Question

One arm of a right triangle is 3 units and the hypotenuse is $$x$$ units. Write a formula for the length of the other arm. Suggestion: Use the Pythagorean theorem.

Answer

**step1** Understanding the Problem

The problem asks us to find a formula for the length of one arm of a right-angled triangle. We are given that the length of the other arm is 3 units and the length of the hypotenuse is 'x' units.

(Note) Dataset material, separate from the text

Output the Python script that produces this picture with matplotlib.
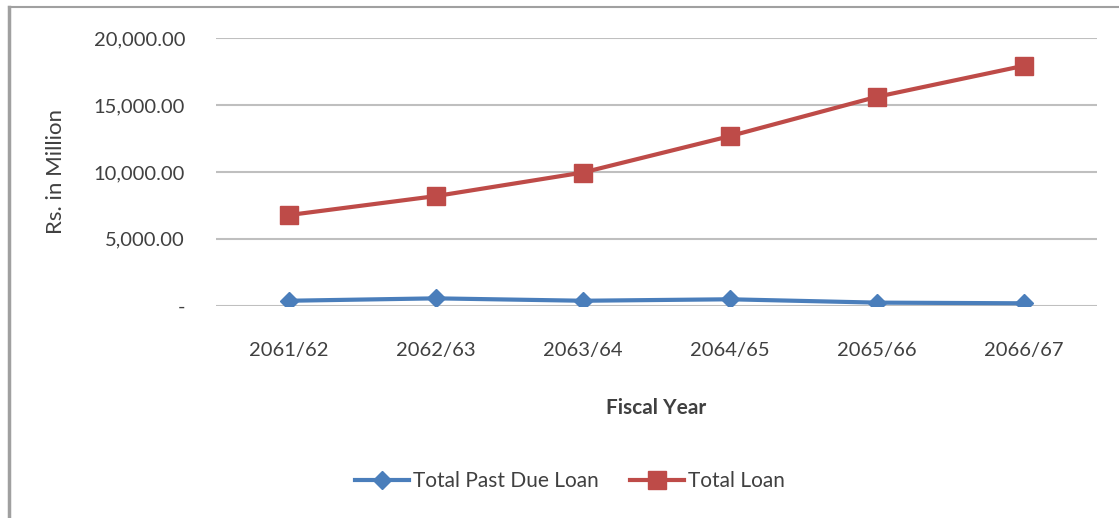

**step2** Identifying the Relevant Theorem

The problem suggests using the Pythagorean theorem. This theorem states that in a right-angled triangle, the square of the length of the hypotenuse (the side opposite the right angle) is equal to the sum of the squares of the lengths of the other two sides (the arms). If we denote the lengths of the two arms as 'a' and 'b', and the length of the hypotenuse as 'c', the theorem is expressed as:
$$a^2 + b^2 = c^2$$

**step3** Setting Up the Equation

Let's assign the given values to the variables in the Pythagorean theorem.
One arm (let's call it 'a') is given as 3 units. So, $$a = 3$$.
The hypotenuse (let's call it 'c') is given as 'x' units. So, $$c = x$$.
We need to find the length of the other arm (let's call it 'b').
Substituting these values into the Pythagorean theorem equation:
$$3^2 + b^2 = x^2$$

**step4** Solving for the Unknown Arm's Square

First, calculate the square of the known arm:
$$3^2 = 3 \times 3 = 9$$
Now, substitute this value back into the equation:
$$9 + b^2 = x^2$$
To find $$b^2$$, we need to isolate it on one side of the equation. We can do this by subtracting 9 from both sides of the equation:
$$b^2 = x^2 - 9$$

**step5** Writing the Formula for the Unknown Arm

To find the length of 'b' (the other arm), we need to take the square root of both sides of the equation:
$$b = \sqrt{x^2 - 9}$$
Therefore, the formula for the length of the other arm is $$\sqrt{x^2 - 9}$$ units.